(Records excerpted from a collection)
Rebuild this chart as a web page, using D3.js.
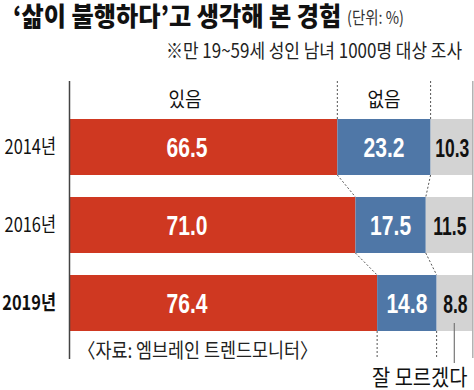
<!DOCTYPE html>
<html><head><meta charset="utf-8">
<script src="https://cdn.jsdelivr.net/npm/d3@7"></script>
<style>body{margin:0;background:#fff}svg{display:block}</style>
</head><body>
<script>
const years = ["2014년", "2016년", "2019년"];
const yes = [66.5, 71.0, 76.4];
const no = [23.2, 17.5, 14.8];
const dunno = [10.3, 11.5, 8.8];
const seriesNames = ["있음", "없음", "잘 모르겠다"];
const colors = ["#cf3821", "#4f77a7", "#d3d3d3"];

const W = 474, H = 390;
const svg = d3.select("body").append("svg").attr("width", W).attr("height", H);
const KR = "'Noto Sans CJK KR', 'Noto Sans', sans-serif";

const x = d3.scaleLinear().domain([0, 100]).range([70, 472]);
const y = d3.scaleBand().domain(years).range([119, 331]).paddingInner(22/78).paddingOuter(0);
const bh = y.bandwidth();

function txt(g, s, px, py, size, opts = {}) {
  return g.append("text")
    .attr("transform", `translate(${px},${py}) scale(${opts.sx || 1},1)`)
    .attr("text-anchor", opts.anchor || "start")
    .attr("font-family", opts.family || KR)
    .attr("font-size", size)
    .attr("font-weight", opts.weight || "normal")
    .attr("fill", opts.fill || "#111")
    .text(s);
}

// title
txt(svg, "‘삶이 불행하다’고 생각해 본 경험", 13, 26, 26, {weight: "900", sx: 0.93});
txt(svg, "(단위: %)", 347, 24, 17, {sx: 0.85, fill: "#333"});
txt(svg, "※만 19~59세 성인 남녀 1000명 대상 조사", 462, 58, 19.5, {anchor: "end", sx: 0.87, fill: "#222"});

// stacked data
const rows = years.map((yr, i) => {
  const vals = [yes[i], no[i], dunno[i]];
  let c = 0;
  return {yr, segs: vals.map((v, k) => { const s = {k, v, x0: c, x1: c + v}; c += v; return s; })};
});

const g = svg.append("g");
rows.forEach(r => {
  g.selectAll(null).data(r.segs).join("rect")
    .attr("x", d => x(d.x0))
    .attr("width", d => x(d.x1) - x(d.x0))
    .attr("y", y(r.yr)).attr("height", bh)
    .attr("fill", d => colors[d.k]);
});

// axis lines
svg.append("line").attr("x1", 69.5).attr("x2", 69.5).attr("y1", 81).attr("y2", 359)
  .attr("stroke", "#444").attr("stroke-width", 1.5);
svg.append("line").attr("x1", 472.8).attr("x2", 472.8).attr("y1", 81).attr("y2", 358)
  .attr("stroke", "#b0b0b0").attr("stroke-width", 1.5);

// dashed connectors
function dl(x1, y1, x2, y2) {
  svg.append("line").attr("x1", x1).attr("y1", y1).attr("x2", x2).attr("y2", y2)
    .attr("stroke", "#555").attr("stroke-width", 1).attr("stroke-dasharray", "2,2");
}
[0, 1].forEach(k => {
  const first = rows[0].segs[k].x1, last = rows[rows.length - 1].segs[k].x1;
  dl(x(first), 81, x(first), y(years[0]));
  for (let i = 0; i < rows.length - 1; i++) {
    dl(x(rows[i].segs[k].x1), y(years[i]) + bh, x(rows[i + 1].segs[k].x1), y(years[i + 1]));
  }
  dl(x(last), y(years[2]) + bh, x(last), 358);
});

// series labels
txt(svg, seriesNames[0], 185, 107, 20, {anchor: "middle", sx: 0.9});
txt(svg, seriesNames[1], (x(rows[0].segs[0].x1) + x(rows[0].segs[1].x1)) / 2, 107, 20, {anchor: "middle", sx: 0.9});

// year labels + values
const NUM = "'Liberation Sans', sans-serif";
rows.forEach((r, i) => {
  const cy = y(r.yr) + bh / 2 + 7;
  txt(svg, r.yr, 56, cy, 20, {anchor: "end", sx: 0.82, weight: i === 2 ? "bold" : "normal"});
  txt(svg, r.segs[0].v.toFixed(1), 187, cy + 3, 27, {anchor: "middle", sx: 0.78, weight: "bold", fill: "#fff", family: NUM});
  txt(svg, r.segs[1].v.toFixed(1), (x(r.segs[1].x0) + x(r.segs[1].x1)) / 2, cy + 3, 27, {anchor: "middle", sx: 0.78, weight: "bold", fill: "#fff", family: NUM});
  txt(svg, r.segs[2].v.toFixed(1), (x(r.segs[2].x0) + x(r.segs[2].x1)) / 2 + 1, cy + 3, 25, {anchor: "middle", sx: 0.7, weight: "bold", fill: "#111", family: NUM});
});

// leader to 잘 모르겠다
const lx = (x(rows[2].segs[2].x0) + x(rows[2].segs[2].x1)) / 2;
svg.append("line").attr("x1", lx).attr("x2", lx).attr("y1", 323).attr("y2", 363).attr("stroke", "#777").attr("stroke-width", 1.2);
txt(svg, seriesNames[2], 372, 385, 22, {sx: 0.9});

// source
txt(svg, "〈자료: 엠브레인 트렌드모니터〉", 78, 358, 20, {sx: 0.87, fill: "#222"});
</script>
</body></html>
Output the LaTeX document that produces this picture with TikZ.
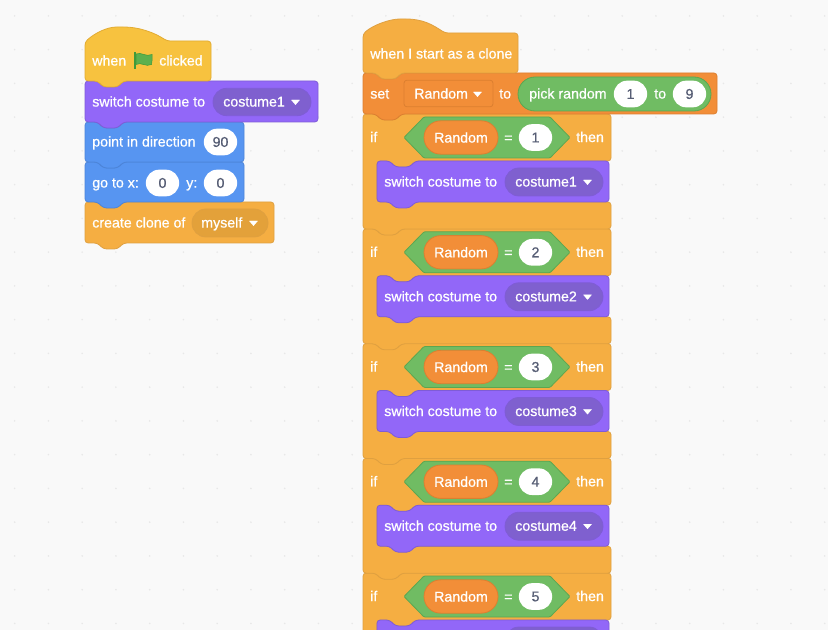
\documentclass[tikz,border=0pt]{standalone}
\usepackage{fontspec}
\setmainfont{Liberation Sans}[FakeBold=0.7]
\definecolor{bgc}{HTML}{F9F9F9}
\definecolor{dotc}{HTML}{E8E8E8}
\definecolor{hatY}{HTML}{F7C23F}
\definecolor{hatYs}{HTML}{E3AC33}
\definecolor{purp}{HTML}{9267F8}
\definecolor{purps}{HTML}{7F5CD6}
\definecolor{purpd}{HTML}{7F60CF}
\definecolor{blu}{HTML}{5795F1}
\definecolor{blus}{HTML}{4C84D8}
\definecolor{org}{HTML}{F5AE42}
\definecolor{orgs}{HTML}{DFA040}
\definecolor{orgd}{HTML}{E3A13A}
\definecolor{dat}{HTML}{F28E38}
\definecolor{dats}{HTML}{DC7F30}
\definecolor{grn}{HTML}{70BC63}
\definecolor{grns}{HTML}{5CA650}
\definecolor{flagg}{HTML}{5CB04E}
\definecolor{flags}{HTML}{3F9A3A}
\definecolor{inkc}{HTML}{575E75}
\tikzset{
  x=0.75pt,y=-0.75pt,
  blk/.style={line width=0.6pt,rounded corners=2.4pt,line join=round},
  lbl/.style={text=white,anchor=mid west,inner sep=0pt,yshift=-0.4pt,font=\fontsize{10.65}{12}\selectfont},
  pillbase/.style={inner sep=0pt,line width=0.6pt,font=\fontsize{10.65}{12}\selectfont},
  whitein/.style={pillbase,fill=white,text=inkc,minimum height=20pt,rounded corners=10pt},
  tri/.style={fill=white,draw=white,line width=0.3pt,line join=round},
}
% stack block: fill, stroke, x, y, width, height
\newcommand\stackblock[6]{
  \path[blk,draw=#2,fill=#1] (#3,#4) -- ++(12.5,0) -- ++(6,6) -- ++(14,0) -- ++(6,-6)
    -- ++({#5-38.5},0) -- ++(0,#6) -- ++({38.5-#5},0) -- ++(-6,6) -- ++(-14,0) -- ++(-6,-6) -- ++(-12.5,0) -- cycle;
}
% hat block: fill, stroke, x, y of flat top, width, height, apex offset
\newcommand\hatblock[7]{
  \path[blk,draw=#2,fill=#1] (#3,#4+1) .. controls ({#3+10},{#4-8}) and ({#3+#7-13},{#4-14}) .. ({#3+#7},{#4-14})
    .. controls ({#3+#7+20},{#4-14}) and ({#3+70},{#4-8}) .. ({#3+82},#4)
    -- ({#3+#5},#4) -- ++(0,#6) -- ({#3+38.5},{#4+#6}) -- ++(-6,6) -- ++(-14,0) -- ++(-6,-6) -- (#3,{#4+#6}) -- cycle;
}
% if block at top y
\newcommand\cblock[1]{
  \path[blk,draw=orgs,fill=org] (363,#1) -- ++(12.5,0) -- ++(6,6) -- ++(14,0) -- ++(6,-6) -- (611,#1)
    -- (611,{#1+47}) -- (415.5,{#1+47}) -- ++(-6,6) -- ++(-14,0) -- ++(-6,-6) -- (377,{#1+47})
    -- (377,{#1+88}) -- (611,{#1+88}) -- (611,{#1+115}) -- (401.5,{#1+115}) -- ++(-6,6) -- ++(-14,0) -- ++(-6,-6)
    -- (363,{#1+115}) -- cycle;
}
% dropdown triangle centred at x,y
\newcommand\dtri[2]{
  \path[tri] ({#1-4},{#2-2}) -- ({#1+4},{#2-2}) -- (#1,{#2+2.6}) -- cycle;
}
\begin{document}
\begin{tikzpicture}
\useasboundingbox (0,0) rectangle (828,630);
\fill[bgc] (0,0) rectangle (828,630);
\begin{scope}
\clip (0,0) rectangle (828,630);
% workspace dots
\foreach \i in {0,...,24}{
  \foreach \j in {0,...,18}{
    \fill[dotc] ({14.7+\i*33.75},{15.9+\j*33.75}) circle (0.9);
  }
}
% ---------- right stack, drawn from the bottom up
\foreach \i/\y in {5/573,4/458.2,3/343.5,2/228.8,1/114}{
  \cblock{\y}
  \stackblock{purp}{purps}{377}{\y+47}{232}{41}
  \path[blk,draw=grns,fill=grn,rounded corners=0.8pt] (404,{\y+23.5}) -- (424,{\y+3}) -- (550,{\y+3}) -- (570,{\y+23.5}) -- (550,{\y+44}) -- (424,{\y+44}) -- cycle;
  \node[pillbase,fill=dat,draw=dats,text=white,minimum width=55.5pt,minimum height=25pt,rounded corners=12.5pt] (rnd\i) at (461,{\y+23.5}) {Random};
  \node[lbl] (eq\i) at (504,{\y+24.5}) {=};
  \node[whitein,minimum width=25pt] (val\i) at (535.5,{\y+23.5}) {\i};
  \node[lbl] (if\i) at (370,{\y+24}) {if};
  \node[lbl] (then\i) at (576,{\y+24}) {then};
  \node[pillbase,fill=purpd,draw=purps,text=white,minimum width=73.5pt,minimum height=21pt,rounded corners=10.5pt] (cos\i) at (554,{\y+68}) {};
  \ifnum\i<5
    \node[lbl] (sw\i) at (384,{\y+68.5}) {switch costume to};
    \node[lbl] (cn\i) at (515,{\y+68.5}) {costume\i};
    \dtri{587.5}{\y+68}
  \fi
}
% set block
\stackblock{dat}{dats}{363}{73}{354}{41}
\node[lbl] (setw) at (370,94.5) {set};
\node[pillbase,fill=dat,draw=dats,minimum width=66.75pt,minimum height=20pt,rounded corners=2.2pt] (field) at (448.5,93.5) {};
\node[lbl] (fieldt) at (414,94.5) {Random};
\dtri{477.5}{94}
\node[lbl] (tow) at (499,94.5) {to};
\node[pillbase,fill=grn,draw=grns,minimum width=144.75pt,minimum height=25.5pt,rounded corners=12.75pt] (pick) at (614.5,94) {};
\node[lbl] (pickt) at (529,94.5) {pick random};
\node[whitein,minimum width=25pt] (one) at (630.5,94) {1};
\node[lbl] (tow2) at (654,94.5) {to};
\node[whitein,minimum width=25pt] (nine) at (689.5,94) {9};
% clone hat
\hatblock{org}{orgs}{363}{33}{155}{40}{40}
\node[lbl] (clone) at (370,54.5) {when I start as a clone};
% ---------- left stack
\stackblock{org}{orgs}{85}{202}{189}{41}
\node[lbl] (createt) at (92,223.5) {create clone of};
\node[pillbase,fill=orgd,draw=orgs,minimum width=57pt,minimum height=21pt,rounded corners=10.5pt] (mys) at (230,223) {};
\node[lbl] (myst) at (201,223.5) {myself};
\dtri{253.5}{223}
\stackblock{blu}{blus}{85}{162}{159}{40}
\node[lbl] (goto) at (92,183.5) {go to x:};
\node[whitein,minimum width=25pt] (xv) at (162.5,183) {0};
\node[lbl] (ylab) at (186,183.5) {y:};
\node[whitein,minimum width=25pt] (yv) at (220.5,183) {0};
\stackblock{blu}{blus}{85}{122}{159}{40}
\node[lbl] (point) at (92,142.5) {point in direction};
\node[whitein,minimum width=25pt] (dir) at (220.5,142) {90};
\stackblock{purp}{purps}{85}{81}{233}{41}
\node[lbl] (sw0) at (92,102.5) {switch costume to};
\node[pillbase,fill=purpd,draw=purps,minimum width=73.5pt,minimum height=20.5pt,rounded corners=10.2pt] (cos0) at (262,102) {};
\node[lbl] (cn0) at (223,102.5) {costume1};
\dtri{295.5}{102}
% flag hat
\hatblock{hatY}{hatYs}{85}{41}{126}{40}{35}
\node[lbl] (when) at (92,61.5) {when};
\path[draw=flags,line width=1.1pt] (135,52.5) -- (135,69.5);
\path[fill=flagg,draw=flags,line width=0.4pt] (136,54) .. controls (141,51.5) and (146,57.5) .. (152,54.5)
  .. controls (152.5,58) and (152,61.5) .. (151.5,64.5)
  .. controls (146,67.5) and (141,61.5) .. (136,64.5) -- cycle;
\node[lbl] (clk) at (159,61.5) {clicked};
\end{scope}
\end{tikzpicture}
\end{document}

[Your objective]: Return, unchanged, the lines from the first line of the material through the line that holds "const bh = y.bandwidth();", inclusive, omitting pictures.

[Full answer]:
Rebuild this chart as a web page, using D3.js.
<!DOCTYPE html>
<html><head><meta charset="utf-8">
<script src="https://cdn.jsdelivr.net/npm/d3@7"></script>
<style>body{margin:0;background:#fff}svg{display:block}</style>
</head><body>
<script>
const years = ["2014년", "2016년", "2019년"];
const yes = [66.5, 71.0, 76.4];
const no = [23.2, 17.5, 14.8];
const dunno = [10.3, 11.5, 8.8];
const seriesNames = ["있음", "없음", "잘 모르겠다"];
const colors = ["#cf3821", "#4f77a7", "#d3d3d3"];

const W = 474, H = 390;
const svg = d3.select("body").append("svg").attr("width", W).attr("height", H);
const KR = "'Noto Sans CJK KR', 'Noto Sans', sans-serif";

const x = d3.scaleLinear().domain([0, 100]).range([70, 472]);
const y = d3.scaleBand().domain(years).range([119, 331]).paddingInner(22/78).paddingOuter(0);
const bh = y.bandwidth();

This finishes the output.